While economists last week warned of an increased chance of Australia falling into recession next year following the RBA’s latest cash rate rise, Chalmers said that “was not the expectation of the people who put together the government’s forecasts”.
“I think everybody, including the government’s forecasters and the Reserve Bank’s forecasters, think that a combination of higher interest rates and global uncertainty will slow our economy substantially this year,” Chalmers said.
“But the government is not currently anticipating a recession.”
Chalmers said a centrepiece of the May budget will be a further package of power bill relief, including consumer rebates, which is being worked on with the states and territories.
“We’re still finalising the budget, we know that relief for electricity bills will be a big part of it,” he said.

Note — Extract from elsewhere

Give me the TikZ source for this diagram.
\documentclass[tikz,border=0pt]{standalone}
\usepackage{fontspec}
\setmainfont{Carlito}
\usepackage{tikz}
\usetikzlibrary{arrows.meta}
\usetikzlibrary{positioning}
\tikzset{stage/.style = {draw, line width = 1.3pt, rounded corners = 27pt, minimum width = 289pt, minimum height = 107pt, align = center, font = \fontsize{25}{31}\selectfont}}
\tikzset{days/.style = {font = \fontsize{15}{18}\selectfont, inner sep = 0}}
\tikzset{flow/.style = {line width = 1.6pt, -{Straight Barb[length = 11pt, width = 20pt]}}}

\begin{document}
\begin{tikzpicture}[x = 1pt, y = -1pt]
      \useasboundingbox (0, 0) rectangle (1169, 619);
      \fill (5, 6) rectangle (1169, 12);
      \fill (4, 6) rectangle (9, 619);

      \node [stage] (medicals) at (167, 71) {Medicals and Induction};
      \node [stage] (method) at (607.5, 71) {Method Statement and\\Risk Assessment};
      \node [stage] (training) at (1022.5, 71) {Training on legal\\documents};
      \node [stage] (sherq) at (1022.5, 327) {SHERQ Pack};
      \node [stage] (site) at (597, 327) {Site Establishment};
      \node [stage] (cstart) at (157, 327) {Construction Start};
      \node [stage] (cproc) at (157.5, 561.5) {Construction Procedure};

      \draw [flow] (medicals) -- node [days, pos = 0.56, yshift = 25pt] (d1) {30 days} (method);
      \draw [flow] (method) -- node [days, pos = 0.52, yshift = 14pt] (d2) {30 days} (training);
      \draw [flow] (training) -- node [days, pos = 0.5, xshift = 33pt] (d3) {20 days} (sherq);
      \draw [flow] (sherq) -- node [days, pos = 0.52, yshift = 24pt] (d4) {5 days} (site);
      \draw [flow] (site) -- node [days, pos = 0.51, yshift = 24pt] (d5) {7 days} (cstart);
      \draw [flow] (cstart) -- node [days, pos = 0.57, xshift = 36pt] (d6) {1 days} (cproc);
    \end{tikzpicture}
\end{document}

“If there’s more that we can do to ease some of these cost-of-living pressures, we’ll look at it. But we need to weigh that against all of the other priorities in national security and in some of the other areas which are important to us as well.”

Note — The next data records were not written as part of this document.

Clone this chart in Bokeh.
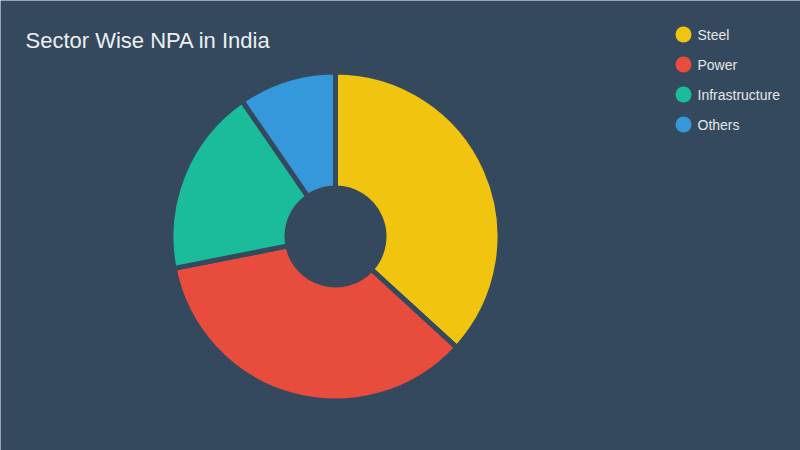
import math
from bokeh.plotting import figure
from bokeh.models import ColumnDataSource, Range1d
from bokeh.core.properties import value
from bokeh.embed import file_html
from bokeh.resources import INLINE

categories = ["Steel", "Power", "Infrastructure", "Others"]
shares = [36.8, 35.1, 18.5, 9.6]
colors = ["#f1c40f", "#e74c3c", "#1abc9c", "#3498db"]
title_text = "Sector Wise NPA in India"

BG = "#34495e"
W, H = 800, 450

total = sum(shares)
starts, ends = [], []
cum = 0.0
for s in shares:
    a0 = cum / total * 2 * math.pi
    cum += s
    a1 = cum / total * 2 * math.pi
    starts.append(math.pi / 2 - a0)
    ends.append(math.pi / 2 - a1)

p = figure(width=W, height=H, output_backend="svg", toolbar_location=None,
           x_range=Range1d(0, W), y_range=Range1d(0, H), min_border=0,
           background_fill_color=BG, border_fill_color=BG, outline_line_color=None)
p.axis.visible = False
p.grid.visible = False

cx, cy = 335, H - 236
src = ColumnDataSource(dict(start=starts, end=ends, color=colors, cat=categories))
p.annular_wedge(x=cx, y=cy, inner_radius=48.5, outer_radius=164.5,
                start_angle="start", end_angle="end", direction="clock",
                fill_color="color", line_color=BG, line_width=5, source=src)

p.text(x=[25], y=[H - 40], text=[title_text], text_font=value("Liberation Sans"),
       text_font_size="22px", text_color="#ecf0f1", text_baseline="middle")

ly = [H - 34 - 30 * i for i in range(len(categories))]
lsrc = ColumnDataSource(dict(x=[683] * len(categories), tx=[697] * len(categories),
                             y=ly, color=colors, cat=categories))
p.scatter(x="x", y="y", size=16, marker="circle", fill_color="color",
          line_color=None, source=lsrc)
p.text(x="tx", y="y", text="cat", text_font=value("Liberation Sans"),
       text_font_size="14px", text_color="#e6e6e6", text_baseline="middle",
       source=lsrc)

html = file_html(p, INLINE)
html = html.replace("<body>", '<body style="background:%s">' % BG, 1)
open("out.html", "w").write(html)
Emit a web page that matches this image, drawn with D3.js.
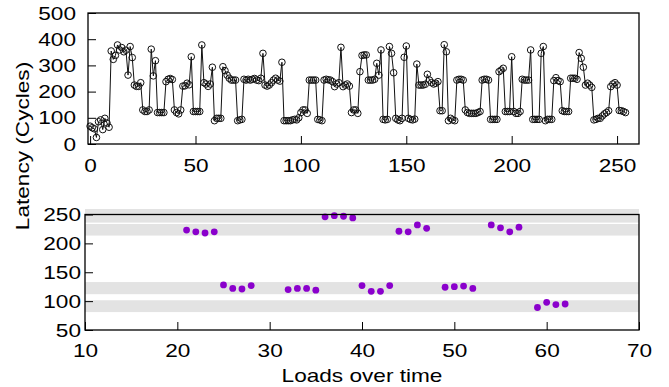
<!DOCTYPE html>
<html><head><meta charset="utf-8">
<script src="https://cdn.jsdelivr.net/npm/d3@7/dist/d3.min.js"></script>
<style>
body{margin:0;background:#fff}
text{font-family:"Liberation Sans",Arial,Helvetica,sans-serif;fill:#000}
</style>
</head><body>
<svg id="chart" width="669" height="387"></svg>
<script>
// ---- Top panel: latency of each load (cycles) ----
const latency = [
  68,62,58,25,85,92,55,98,80,64,
  355,323,338,378,359,368,352,358,263,372,
  330,225,220,220,234,130,124,124,130,362,
  260,318,120,120,120,120,238,247,250,246,
  130,120,115,130,221,222,232,226,333,124,
  124,124,124,378,234,229,220,229,293,89,
  98,98,98,295,280,263,251,244,244,244,
  89,92,94,247,244,247,244,247,250,244,
  242,251,346,225,221,225,234,244,251,244,
  240,312,89,89,89,89,92,94,92,100,
  120,130,130,117,244,244,244,244,94,92,
  89,244,247,245,244,238,219,229,234,369,
  219,225,229,221,120,130,130,117,276,338,
  340,340,244,244,244,247,308,263,359,94,
  92,94,372,346,272,98,92,89,98,331,
  374,98,94,92,95,305,225,225,225,228,
  266,244,234,229,232,238,127,127,379,352,
  89,98,92,89,244,247,247,244,130,120,
  117,117,117,117,120,124,244,247,247,244,
  94,94,94,94,276,282,289,124,124,124,
  333,124,117,117,124,247,244,244,244,359,
  94,94,94,94,346,372,89,94,94,94,
  242,253,242,238,127,124,124,124,251,251,
  251,247,349,327,293,225,232,225,216,92,
  94,98,98,107,115,120,127,219,229,234,
  225,128,127,124,120
];
const topXTicks = [0, 50, 100, 150, 200, 250];
const topYTicks = [0, 100, 200, 300, 400, 500];

// ---- Bottom panel: selected loads ----
const loadIndex = [21,22,23,24, 25,26,27,28, 32,33,34,35, 36,37,38,39,
                   40,41,42,43, 44,45,46,47, 49,50,51,52, 54,55,56,57, 59,60,61,62];
const loadLatency = [223,220,218,220, 128,122,121,127, 120,122,122,119, 246,248,247,244,
                     127,117,117,127, 221,220,232,226, 124,125,126,122, 232,227,220,228, 89,98,94,95];
const botXTicks = [10, 20, 30, 40, 50, 60, 70];
const botYTicks = [50, 100, 150, 200, 250];
// shaded latency ranges [low, high]
const bands = [[236, 259.5], [213.5, 233.5], [112, 133], [81, 101.5]];

const svg = d3.select("#chart");
const FS = 19;
const SX = 1.19; // glyphs in the reference are wider than Arial

function styleX(g) {
  g.select(".domain").remove();
  g.selectAll("line").attr("stroke", "#000");
  g.selectAll("text").attr("font-size", FS).attr("font-family", null)
    .attr("transform", `scale(${SX},1)`);
}
function styleY(pad) {
  return g => {
    g.select(".domain").remove();
    g.selectAll("line").attr("stroke", "#000");
    g.selectAll("text").attr("font-size", FS).attr("font-family", null)
      .attr("x", -pad / SX).attr("transform", `scale(${SX},1)`);
  };
}

// ===== Top panel =====
const xT = d3.scaleLinear().domain([-1, 260.4]).range([88, 639]);
const yT = d3.scaleLinear().domain([0, 500]).range([144, 13]);

const gTop = svg.append("g");
gTop.append("g")
  .attr("transform", `translate(0,${yT(0)})`)
  .call(d3.axisBottom(xT).tickValues(topXTicks).tickSize(-8).tickPadding(15).tickFormat(d3.format("d")))
  .call(styleX);
gTop.append("g")
  .attr("transform", `translate(${xT.range()[0]},0)`)
  .call(d3.axisLeft(yT).tickValues(topYTicks).tickSize(-8).tickPadding(12).tickFormat(d3.format("d")))
  .call(styleY(12));

const line = d3.line().x((d, i) => xT(i)).y(d => yT(d));
gTop.append("path").datum(latency)
  .attr("d", line).attr("fill", "none").attr("stroke", "#111").attr("stroke-width", 1);
gTop.append("g").selectAll("circle").data(latency).join("circle")
  .attr("cx", (d, i) => xT(i)).attr("cy", d => yT(d)).attr("r", 3.3)
  .attr("fill", "none").attr("stroke", "#111").attr("stroke-width", 1);

gTop.append("rect")
  .attr("x", xT.range()[0]).attr("y", yT.range()[1])
  .attr("width", xT.range()[1] - xT.range()[0]).attr("height", yT.range()[0] - yT.range()[1])
  .attr("fill", "none").attr("stroke", "#000").attr("stroke-width", 1.3);

// ===== Bottom panel =====
const xB = d3.scaleLinear().domain([10, 70]).range([85, 639]);
const yB = d3.scaleLinear().domain([50, 250]).range([330, 214.5]);

const gBot = svg.append("g");
gBot.append("g").selectAll("rect").data(bands).join("rect")
  .attr("x", xB.range()[0]).attr("width", xB.range()[1] - xB.range()[0])
  .attr("y", d => yB(d[1])).attr("height", d => yB(d[0]) - yB(d[1]))
  .attr("fill", "#e3e3e3");

gBot.append("g")
  .attr("transform", `translate(0,${yB(50)})`)
  .call(d3.axisBottom(xB).tickValues(botXTicks).tickSize(-8).tickPadding(14).tickFormat(d3.format("d")))
  .call(styleX);
gBot.append("g")
  .attr("transform", `translate(${xB.range()[0]},0)`)
  .call(d3.axisLeft(yB).tickValues(botYTicks).tickSize(-8).tickPadding(4).tickFormat(d3.format("d")))
  .call(styleY(4));

gBot.append("g").selectAll("circle").data(loadIndex).join("circle")
  .attr("cx", d => xB(d)).attr("cy", (d, i) => yB(loadLatency[i])).attr("r", 3.4)
  .attr("fill", "#8a00cc");

gBot.append("rect")
  .attr("x", xB.range()[0]).attr("y", yB.range()[1])
  .attr("width", xB.range()[1] - xB.range()[0]).attr("height", yB.range()[0] - yB.range()[1])
  .attr("fill", "none").attr("stroke", "#000").attr("stroke-width", 1.3);

// ===== Titles =====
const cx = (xB.range()[0] + xB.range()[1]) / 2;
svg.append("text").attr("transform", `translate(${cx},382) scale(${SX},1)`)
  .attr("text-anchor", "middle").attr("font-size", FS).text("Loads over time");
svg.append("text").attr("transform", `translate(29,146) rotate(-90) scale(${SX},1)`)
  .attr("text-anchor", "middle").attr("font-size", FS).text("Latency (Cycles)");
</script>
</body></html>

He said the challenge of trying to keep a lid on inflation was the “biggest defining issue in our economy and it’s the major focus of the government”.
“We’ve got to make sure that in providing cost-of-living relief, we’re not adding to the inflation problem,” he said.

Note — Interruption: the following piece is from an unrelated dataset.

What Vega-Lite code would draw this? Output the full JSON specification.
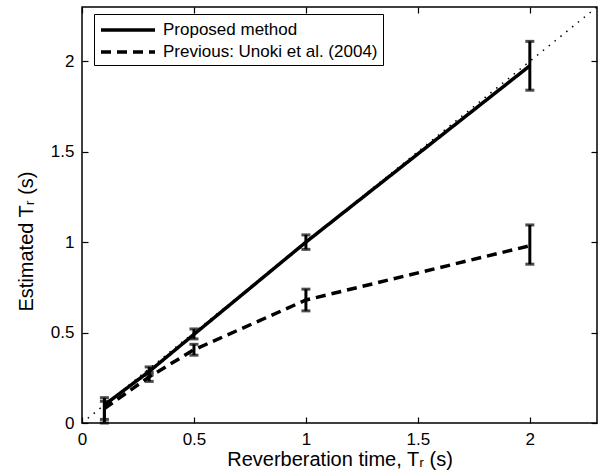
{
  "$schema": "https://vega.github.io/schema/vega-lite/v6.json",
  "width": 515,
  "height": 416,
  "autosize": "none",
  "padding": {"left": 82, "top": 7, "right": 8, "bottom": 50},
  "background": "white",
  "config": {
    "view": {"stroke": "black", "strokeWidth": 1.5},
    "font": "Liberation Sans",
    "axis": {
      "grid": false,
      "domain": false,
      "tickColor": "black",
      "tickSize": -6,
      "tickWidth": 1.2,
      "labelColor": "black",
      "labelFontSize": 17,
      "titleFontSize": 20,
      "titleFontWeight": "normal",
      "titleColor": "black",
      "labelFont": "Liberation Sans",
      "titleFont": "Liberation Sans",
      "format": "~g"
    }
  },
  "datasets": {
    "series": [
      {"series": "Proposed method", "x": 0.1, "y": 0.1, "lo": 0.02, "hi": 0.14},
      {"series": "Proposed method", "x": 0.3, "y": 0.285, "lo": 0.265, "hi": 0.31},
      {"series": "Proposed method", "x": 0.5, "y": 0.49, "lo": 0.465, "hi": 0.52},
      {"series": "Proposed method", "x": 1.0, "y": 1.0, "lo": 0.96, "hi": 1.04},
      {"series": "Proposed method", "x": 2.0, "y": 1.975, "lo": 1.84, "hi": 2.11},
      {"series": "Previous: Unoki et al. (2004)", "x": 0.1, "y": 0.08, "lo": 0.0, "hi": 0.12},
      {"series": "Previous: Unoki et al. (2004)", "x": 0.3, "y": 0.255, "lo": 0.23, "hi": 0.28},
      {"series": "Previous: Unoki et al. (2004)", "x": 0.5, "y": 0.405, "lo": 0.375, "hi": 0.435},
      {"series": "Previous: Unoki et al. (2004)", "x": 1.0, "y": 0.68, "lo": 0.62, "hi": 0.74},
      {"series": "Previous: Unoki et al. (2004)", "x": 2.0, "y": 0.98, "lo": 0.878, "hi": 1.095}
    ],
    "diag": [{"x": 0, "y": 0}, {"x": 2.3, "y": 2.3}]
  },
  "resolve": {"axis": {"x": "independent", "y": "independent"}},
  "layer": [
    {
      "data": {"name": "diag"},
      "mark": {"type": "line", "color": "black", "strokeWidth": 1.5, "strokeDash": [1.5, 6]},
      "encoding": {
        "x": {"field": "x", "type": "quantitative", "scale": {"domain": [0, 2.3], "nice": false},
          "axis": {"orient": "top", "labels": false, "title": null, "values": [0, 0.5, 1, 1.5, 2]}},
        "y": {"field": "y", "type": "quantitative", "scale": {"domain": [0, 2.3], "nice": false},
          "axis": {"orient": "right", "labels": false, "title": null, "values": [0, 0.5, 1, 1.5, 2]}}
      }
    },
    {
      "data": {"name": "series"},
      "mark": {"type": "line", "color": "black", "strokeWidth": 3.5},
      "encoding": {
        "x": {"field": "x", "type": "quantitative", "scale": {"domain": [0, 2.3], "nice": false},
          "axis": {"orient": "bottom", "title": "Reverberation time, Tᵣ (s)", "values": [0, 0.5, 1, 1.5, 2], "labelPadding": 14, "titlePadding": 2, "labelFlush": false}},
        "y": {"field": "y", "type": "quantitative", "scale": {"domain": [0, 2.3], "nice": false},
          "axis": {"orient": "left", "title": "Estimated Tᵣ (s)", "values": [0, 0.5, 1, 1.5, 2], "labelPadding": 14, "titlePadding": 14, "titleY": 234, "labelFlush": false}},
        "strokeDash": {"field": "series", "type": "nominal",
          "scale": {"domain": ["Proposed method", "Previous: Unoki et al. (2004)"], "range": [[1, 0], [10, 6]]},
          "legend": {
            "title": null, "orient": "none", "legendX": 12, "legendY": 7,
            "fillColor": "white", "strokeColor": "black", "padding": 5,
            "symbolType": "M-3,0L3,0", "symbolSize": 324, "symbolOffset": 18, "labelOffset": 24,
            "symbolStrokeWidth": 3.5, "symbolStrokeColor": "black",
            "labelFontSize": 17, "labelColor": "black", "labelFont": "Liberation Sans", "rowPadding": 3, "labelLimit": 400
          }}
      }
    },
    {
      "data": {"name": "series"},
      "mark": {"type": "rule", "color": "black", "strokeWidth": 3},
      "encoding": {
        "x": {"field": "x", "type": "quantitative", "axis": null},
        "y": {"field": "lo", "type": "quantitative", "axis": null},
        "y2": {"field": "hi"}
      }
    },
    {
      "data": {"name": "series"},
      "mark": {"type": "tick", "color": "black", "orient": "horizontal", "size": 9, "thickness": 3},
      "encoding": {
        "x": {"field": "x", "type": "quantitative", "axis": null},
        "y": {"field": "lo", "type": "quantitative", "axis": null}
      }
    },
    {
      "data": {"name": "series"},
      "mark": {"type": "tick", "color": "black", "orient": "horizontal", "size": 9, "thickness": 3},
      "encoding": {
        "x": {"field": "x", "type": "quantitative", "axis": null},
        "y": {"field": "hi", "type": "quantitative", "axis": null}
      }
    }
  ]
}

“We’ve got to make sure that there’s an economic dividend to what we’re proposing, and we’ve got to make sure it all adds up. And that means inevitably difficult decisions about what we can afford and what we can’t.”
With the government so far declining to scrap the stage three tax cuts to come into effect next year, many economists have called on it to instead tackle the billions of dollars leaking every year out of the income tax system and into concessions in superannuation, trusts, negative gearing and capital gains.
Chalmers also revealed that later this month he will release a Treasury analysis of the cost to the budget of the tax deductions as part of Treasury’s annual statement on “tax expenditures”.
While Chalmers said he was doing this “in the interests of transparency”, the move suggests he could be laying the groundwork to address some of the loopholes in the years ahead.
Chalmers says he needs to walk the line between giving Australians relief from cost-of-living pressures and not adding to inflation in the May budget.Credit:Alex Ellinghausen
He also said implementing the government’s crackdown on multinational tax avoidance would be a “big agenda” this year.
“We’ve got changes already in the system that we need to bed down and engagement with the world which we’re continuing to do. And we’ll bed those two sets of things down as a priority,” he said.
Chalmers said Russia’s invasion of Ukraine, which has been a big reason for turmoil in the global economy and spiralling energy prices, showed that national security and economic policy was now “almost indistinguishable”.
“I think when it comes to the war in Ukraine, clearly, it has taught us that the more self-reliance we can have on energy, the better,” he said.
“When the world is an uncertain and often dangerous place, then you need to make sure that your supply chains are reliable. And that means dealing with people that you can trust.
“The challenge for us is to make sure that we learn the lessons from the war in Ukraine, but not over-learn them, not pretend that everybody should retreat completely into this kind of comfy isolationism.”
He said the opportunities for Australia’s fledgling critical minerals and clean hydrogen technologies were “almost limitless”.
“There’s no net zero without critical minerals,” he said.
Asked whether the budget would include an increase to the Newstart payment to help unemployed Australians, Chalmers said he would wait for the recommendations of the “inclusion” committee chaired by former Labor minister Jenny Macklin.
“We’ll obviously listen respectfully to that when we get the report and we get their advice,” he said.